The material below holds pictures; leave them out and reproduce exactly the lines from the one with "Clone this chart in Apache ECharts." through the one with "var xAxisName = 'Year';", inclusive.

________________________________________

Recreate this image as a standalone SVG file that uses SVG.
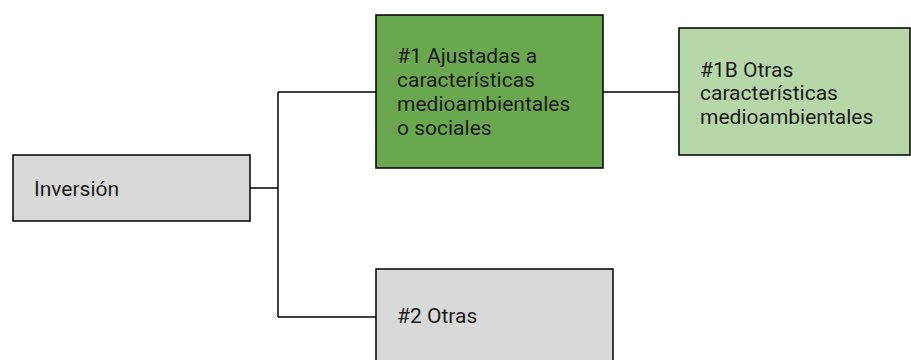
<svg xmlns="http://www.w3.org/2000/svg" width="911" height="360" viewBox="0 0 911 360">
<style>
.box{stroke:#000;stroke-width:1.5}
.gray{fill:#d9d9d9}
.green{fill:#6aa84f}
.lgreen{fill:#b6d7a8}
text{font-family:Roboto,"Liberation Sans",sans-serif;font-size:21px;fill:#1a1a1a}
.conn{fill:none;stroke:#000;stroke-width:1.5}
</style>
<rect width="911" height="360" fill="#fff"/>
<g id="connectors">
<path class="conn" d="M250,188 H278"/>
<path class="conn" d="M278,92 V317"/>
<path class="conn" d="M278,92 H376"/>
<path class="conn" d="M278,317 H376"/>
<path class="conn" d="M603,92 H679"/>
</g>
<g id="inversion">
<rect class="box gray" x="13" y="155" width="237" height="66"/>
<text x="34" y="196">Inversión</text>
</g>
<g id="n1">
<rect class="box green" x="376" y="15" width="227" height="153"/>
<text x="397" y="63">#1 Ajustadas a</text>
<text x="397" y="87">características</text>
<text x="397" y="111">medioambientales</text>
<text x="397" y="135">o sociales</text>
</g>
<g id="n1b">
<rect class="box lgreen" x="679" y="28" width="231" height="127"/>
<text x="700" y="77">#1B Otras</text>
<text x="700" y="100">características</text>
<text x="700" y="124">medioambientales</text>
</g>
<g id="n2">
<rect class="box gray" x="376" y="269" width="237" height="100"/>
<text x="397" y="323">#2 Otras</text>
</g>
</svg>
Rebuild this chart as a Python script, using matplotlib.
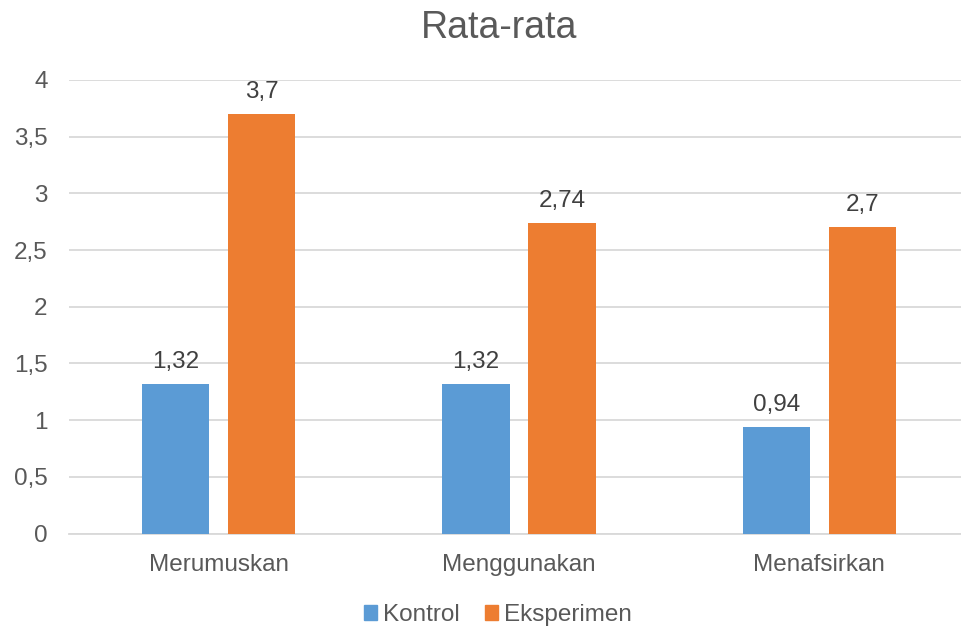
import matplotlib
matplotlib.use("Agg")
import matplotlib.pyplot as plt
import numpy as np
from matplotlib.patches import Patch

categories = ["Merumuskan", "Menggunakan", "Menafsirkan"]
kontrol = [1.32, 1.32, 0.94]
eksperimen = [3.7, 2.74, 2.7]
kontrol_labels = ["1,32", "1,32", "0,94"]
eksperimen_labels = ["3,7", "2,74", "2,7"]
yticks = [0, 0.5, 1, 1.5, 2, 2.5, 3, 3.5, 4]
ytick_labels = ["0", "0,5", "1", "1,5", "2", "2,5", "3", "3,5", "4"]

plt.rcParams['font.family'] = ['Liberation Sans', 'DejaVu Sans']

W, H = 962, 626
fig = plt.figure(figsize=(W/100, H/100), dpi=100)
left, right = 68.5, 969.5
bottom, top = 533.5, 80
ax = fig.add_axes([left/W, (H-bottom)/H, (right-left)/W, (bottom-top)/H])

blue = "#5B9BD5"
orange = "#ED7D31"
x = np.arange(len(categories))
bw = 0.224
off = 0.143
ax.bar(x - off, kontrol, bw, color=blue, zorder=3)
ax.bar(x + off, eksperimen, bw, color=orange, zorder=3)

fs = 17.5
for xi, v, lab in zip(x - off, kontrol, kontrol_labels):
    ax.annotate(lab, (xi, v), xytext=(0, 11), textcoords="offset pixels",
                ha="center", va="bottom", fontsize=fs, color="#404040")
for xi, v, lab in zip(x + off, eksperimen, eksperimen_labels):
    ax.annotate(lab, (xi, v), xytext=(0, 11), textcoords="offset pixels",
                ha="center", va="bottom", fontsize=fs, color="#404040")

ax.set_xlim(-0.5, 2.5)
ax.set_ylim(0, 4)
ax.set_yticks(yticks)
ax.set_yticklabels(ytick_labels)
ax.set_xticks(x)
ax.set_xticklabels(categories)
ax.tick_params(axis='both', length=0, labelsize=fs, labelcolor="#595959")
ax.tick_params(axis='y', pad=15)
ax.tick_params(axis='x', pad=15)
ax.grid(axis='y', color="#D9D9D9", linewidth=1.3, zorder=0)
for s in ["top", "right", "left"]:
    ax.spines[s].set_visible(False)
ax.spines["bottom"].set_color("#D9D9D9")
ax.spines["bottom"].set_linewidth(1.3)

fig.text(499/W, 1 - 28/H, "Rata-rata", ha="center", va="center",
         fontsize=27, color="#595959")

handles = [Patch(color=blue, label="Kontrol"), Patch(color=orange, label="Eksperimen")]
fig.legend(handles=handles, loc="center", bbox_to_anchor=(498/W, 1 - 615/H), ncol=2,
           frameon=False, fontsize=fs, labelcolor="#595959",
           handlelength=0.53, handleheight=0.53, handletextpad=0.25, columnspacing=1.03,
           borderpad=0)

fig.savefig("out.png", dpi=100)
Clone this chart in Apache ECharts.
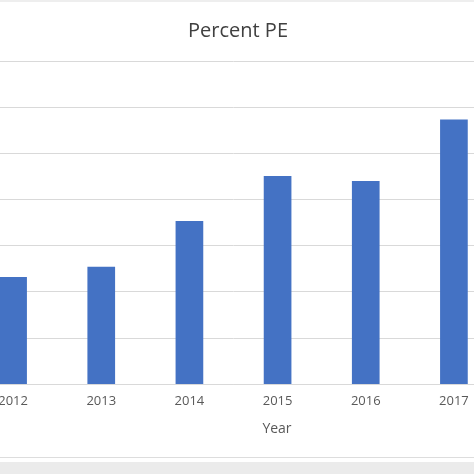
<!DOCTYPE html>
<html>
<head>
<meta charset="utf-8">
<script src="https://cdn.jsdelivr.net/npm/echarts@6/dist/echarts.min.js"></script>
<style>
html,body{margin:0;padding:0;background:#fff;overflow:hidden;width:474px;height:474px;}
#wrap{position:relative;width:474px;height:474px;overflow:hidden;}
#c{position:absolute;left:-31px;top:0;width:529px;height:474px;}
</style>
</head>
<body>
<div id="wrap"><div id="c"></div></div>
<script>
var categories = ['2012', '2013', '2014', '2015', '2016', '2017'];
var percentPE = [2.32, 2.54, 3.53, 4.51, 4.40, 5.73];
var titleText = 'Percent PE';
var xAxisName = 'Year';

var chart = echarts.init(document.getElementById('c'), null, {renderer: 'canvas'});
chart.setOption({
  animation: false,
  backgroundColor: '#ffffff',
  title: [
    {
      text: titleText,
      left: 264,
      top: 16,
      textAlign: 'center',
      textStyle: {fontFamily: 'Open Sans', fontSize: 20, fontWeight: 'normal', color: '#404040'}
    },
    {
      text: xAxisName,
      left: 303,
      top: 417,
      textAlign: 'center',
      textStyle: {fontFamily: 'Open Sans', fontSize: 14, fontWeight: 'normal', color: '#595959'}
    }
  ],
  grid: {left: 0, right: 0, top: 61, bottom: 90, containLabel: false},
  xAxis: {
    type: 'category',
    data: categories,
    axisLine: {show: true, lineStyle: {color: '#d9d9d9', width: 1}},
    axisTick: {show: false},
    axisLabel: {fontFamily: 'Open Sans', fontSize: 13, color: '#595959', margin: 11}
  },
  yAxis: {
    type: 'value',
    min: 0,
    max: 7,
    interval: 1,
    axisLabel: {show: false},
    axisLine: {show: false},
    axisTick: {show: false},
    splitLine: {lineStyle: {color: '#d9d9d9', width: 1}}
  },
  series: [{
    type: 'bar',
    data: percentPE,
    barWidth: '31.4%',
    itemStyle: {color: '#4472C4'}
  }],
  graphic: [
    {type: 'rect', shape: {x: 31, y: 0, width: 474, height: 2}, style: {fill: '#eeeeee'}},
    {type: 'line', shape: {x1: 31, y1: 457.5, x2: 505, y2: 457.5}, style: {stroke: '#dddddd', lineWidth: 1}},
    {type: 'rect', shape: {x: 31, y: 462, width: 474, height: 12}, style: {fill: '#ebebeb'}}
  ]
});
</script>
</body>
</html>
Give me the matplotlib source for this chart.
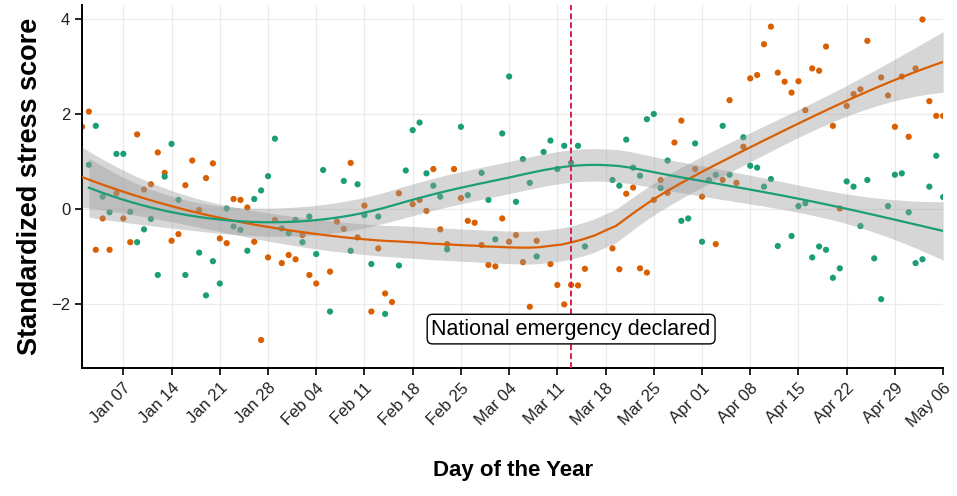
import matplotlib
matplotlib.use("Agg")
import matplotlib.dates as mdates
import matplotlib.pyplot as plt
import numpy as np


plt.rcParams["font.family"] = ["Liberation Sans", "DejaVu Sans"]

# Days are counted from Jan 01 (day 0)
orange_days = [
    0, 1, 2, 3, 4, 5, 6, 7, 8, 9, 10, 11, 12, 13, 14, 15, 16, 17, 18, 19,
    20, 21, 22, 23, 24, 25, 26, 27, 28, 29, 30, 31, 32, 33, 34, 36, 37, 38,
    39, 40, 41, 42, 43, 44, 45, 46, 48, 49, 50, 51, 52, 53, 54, 55, 56, 57,
    58, 59, 60, 61, 62, 63, 64, 65, 66, 68, 69, 70, 71, 72, 73, 77, 78, 79,
    80, 81, 82, 83, 84, 85, 86, 87, 89, 90, 92, 93, 94, 95, 96, 97, 98, 99,
    100, 101, 102, 103, 104, 105, 106, 107, 108, 109, 110, 111, 112, 113,
    114, 116, 117, 118, 119, 120, 121, 122, 123, 124, 125,
]
orange_scores = [
    1.73, 2.05, -0.86, -0.20, -0.86, 0.33, -0.20, -0.70, 1.57, 0.41, 0.52,
    1.19, 0.76, -0.67, -0.53, 0.50, 1.02, -0.02, 0.65, 0.96, -0.62, -0.72,
    0.21, 0.19, 0.03, -0.69, -2.76, -1.02, -0.23, -1.14, -0.97, -1.06, -0.55,
    -1.39, -1.57, -1.32, -0.27, -0.42, 0.97, -0.60, 0.07, -2.16, -0.83, -1.78,
    -1.96, 0.33, 0.10, 0.19, -0.04, 0.84, -0.43, -0.74, 0.84, 0.23, -0.25,
    -0.29, -0.76, -1.18, -1.21, -0.20, -0.69, -0.55, -1.12, -2.06, -0.67,
    -1.16, -1.60, -2.01, -1.60, -1.61, -1.26, -0.83, -1.27, 0.32, 0.45,
    -1.25, -1.34, 0.19, 0.61, 0.34, 1.40, 1.86, 0.84, 0.26, -0.74, 0.61,
    2.29, 0.55, 1.31, 2.75, 2.82, 3.47, 3.84, 2.87, 2.68, 2.45, 2.69, 2.08,
    2.96, 2.91, 3.42, 1.75, 0.01, 2.17, 2.42, 2.52, 3.54, 2.77, 2.39, 1.73,
    2.79, 1.52, 2.96, 3.99, 2.27, 1.96, 1.96,
]

green_days = [
    1, 2, 3, 4, 5, 6, 7, 8, 9, 10, 11, 12, 13, 14, 15, 17, 18, 19, 20, 21,
    22, 23, 24, 25, 26, 27, 28, 29, 30, 31, 32, 33, 34, 35, 36, 38, 39, 40,
    41, 42, 43, 44, 46, 47, 48, 49, 50, 51, 52, 53, 55, 56, 58, 59, 60, 61,
    62, 63, 64, 65, 66, 67, 68, 69, 70, 71, 72, 73, 77, 78, 79, 80, 81, 82,
    83, 84, 85, 87, 88, 89, 90, 91, 92, 93, 94, 96, 97, 98, 99, 100, 101,
    103, 104, 105, 106, 107, 108, 109, 110, 111, 112, 113, 114, 115, 116,
    117, 118, 119, 120, 121, 122, 123, 124, 125,
]
green_scores = [
    0.93, 1.75, 0.26, -0.07, 1.16, 1.16, -0.06, -0.70, -0.43, -0.21, -1.39,
    0.68, 1.37, 0.19, -1.39, -0.92, -1.82, -1.10, -1.57, 0.01, -0.37, -0.44,
    -0.88, 0.21, 0.39, 0.69, 1.48, -0.41, -0.51, -0.23, -0.70, -0.16, -0.95,
    0.82, -2.16, 0.59, -0.88, 0.52, -0.13, -1.16, -0.16, -2.21, -1.19, 0.81,
    1.66, 1.82, 0.75, 0.49, 0.26, -0.85, 1.73, 0.29, 0.76, 0.19, -0.64, 1.59,
    2.79, 0.15, 1.05, 0.55, -1.00, 1.20, 1.44, 0.84, 1.33, 0.97, 1.33, -0.79,
    0.61, 0.49, 1.46, 0.87, 0.70, 1.89, 2.00, 0.44, 1.02, -0.25, -0.20, 1.38,
    -0.69, 0.61, 0.72, 1.75, 0.72, 1.51, 0.91, 0.87, 0.47, 0.63, -0.78,
    -0.57, 0.06, 0.12, -1.02, -0.79, -0.86, -1.45, -1.25, 0.58, 0.47, -0.36,
    0.61, -1.04, -1.90, 0.06, 0.72, 0.75, -0.07, -1.14, -1.06, 0.47, 1.12,
    0.25,
]

start_date = "2019-01-01"
emergency_date = "2019-03-13"
emergency_label = "National emergency declared"

orange_color = "#D95F02"
green_color = "#1B9E77"


def to_date_num(days):
    dates = np.datetime64(start_date) + np.array(days).astype("timedelta64[D]")
    return mdates.date2num(dates)


def loess(x, y, x_new, span=0.75):
    # local quadratic fit with tricube weights, like ggplot's default smoother
    n = len(x)
    q = int(np.floor(n * span))

    def operator_row(x0):
        dist = np.abs(x - x0)
        h = np.sort(dist)[q - 1]
        w = (1 - np.clip(dist / h, 0, 1) ** 3) ** 3
        X = np.column_stack([np.ones(n), x - x0, (x - x0) ** 2])
        XtW = X.T * w
        return np.linalg.solve(XtW @ X, XtW)[0]

    L_new = np.array([operator_row(x0) for x0 in x_new])
    L_data = np.array([operator_row(x0) for x0 in x])

    residuals = y - L_data @ y
    M = np.eye(n) - L_data
    MtM = M.T @ M
    delta1 = np.trace(MtM)
    delta2 = np.trace(MtM @ MtM)
    sigma = np.sqrt(np.sum(residuals ** 2) / delta1)
    se = sigma * np.sqrt(np.sum(L_new ** 2, axis=1))
    t_value = 1.96 + 2.4 / (delta1 ** 2 / delta2)

    fit = L_new @ y
    return fit, fit - t_value * se, fit + t_value * se


fig = plt.figure(figsize=(9.57, 4.96), dpi=100)
ax = fig.add_axes([0.0857, 0.258, 0.8998, 0.7324])

series = [
    (orange_days, orange_scores, orange_color),
    (green_days, green_scores, green_color),
]

for days, scores, color in series:
    ax.scatter(to_date_num(days), scores, s=20, color=color,
               edgecolors="none", zorder=2)

for days, scores, color in series:
    x = np.array(days, dtype=float)
    y = np.array(scores)
    x_grid = np.linspace(x.min(), x.max(), 80)
    fit, low, high = loess(x, y, x_grid)
    x_dates = mdates.date2num(np.datetime64(start_date)) + x_grid
    ax.fill_between(x_dates, low, high, color="#999999", alpha=0.4,
                    linewidth=0, zorder=3)
    ax.plot(x_dates, fit, color=color, linewidth=1.6, zorder=4)

emergency_x = mdates.date2num(np.datetime64(emergency_date))
ax.axvline(emergency_x, color="#DA1F45", linestyle=(0, (3, 1.6)),
           linewidth=1.4, zorder=5)
ax.text(emergency_x, -2.53, emergency_label, ha="center", va="center",
        fontsize=15.5, zorder=6,
        bbox=dict(boxstyle="round,pad=0.2,rounding_size=0.25",
                  facecolor="white", edgecolor="black", linewidth=1.0))

ax.set_xlim(to_date_num([0])[0], to_date_num([125])[0])
ax.set_ylim(-3.35, 4.3)
ax.set_yticks([-2, 0, 2, 4])

ax.xaxis.set_major_locator(mdates.WeekdayLocator(byweekday=mdates.MO))
ax.xaxis.set_major_formatter(mdates.DateFormatter("%b %d"))
plt.setp(ax.get_xticklabels(), rotation=45, ha="right", va="top",
         rotation_mode="anchor")

ax.grid(True, color="#EBEBEB", linewidth=0.9, zorder=0)
ax.set_axisbelow(True)
for side in ["top", "right"]:
    ax.spines[side].set_visible(False)
for side in ["left", "bottom"]:
    ax.spines[side].set_linewidth(1.4)
ax.tick_params(axis="both", length=5, width=1.2, labelsize=12,
               colors="black", labelcolor="#222222")
ax.tick_params(axis="x", pad=4)

ax.set_xlabel("Day of the Year", fontsize=16, fontweight="bold", labelpad=22)
ax.set_ylabel("Standardized stress score", fontsize=19.5, fontweight="bold",
              labelpad=6)

plt.savefig("out.png", dpi=100)
plt.close()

________________________________________

## Response to the exercise
Clone this chart in Apache ECharts.
<!DOCTYPE html>
<html>
<head>
<meta charset="utf-8">
<script src="https://cdn.jsdelivr.net/npm/echarts@6/dist/echarts.min.js"></script>
<style>
html,body{margin:0;padding:0;background:#fff;overflow:hidden;width:474px;height:474px;}
#wrap{position:relative;width:474px;height:474px;overflow:hidden;}
#c{position:absolute;left:-31px;top:0;width:529px;height:474px;}
</style>
</head>
<body>
<div id="wrap"><div id="c"></div></div>
<script>
var categories = ['2012', '2013', '2014', '2015', '2016', '2017'];
var percentPE = [2.32, 2.54, 3.53, 4.51, 4.40, 5.73];
var titleText = 'Percent PE';
var xAxisName = 'Year';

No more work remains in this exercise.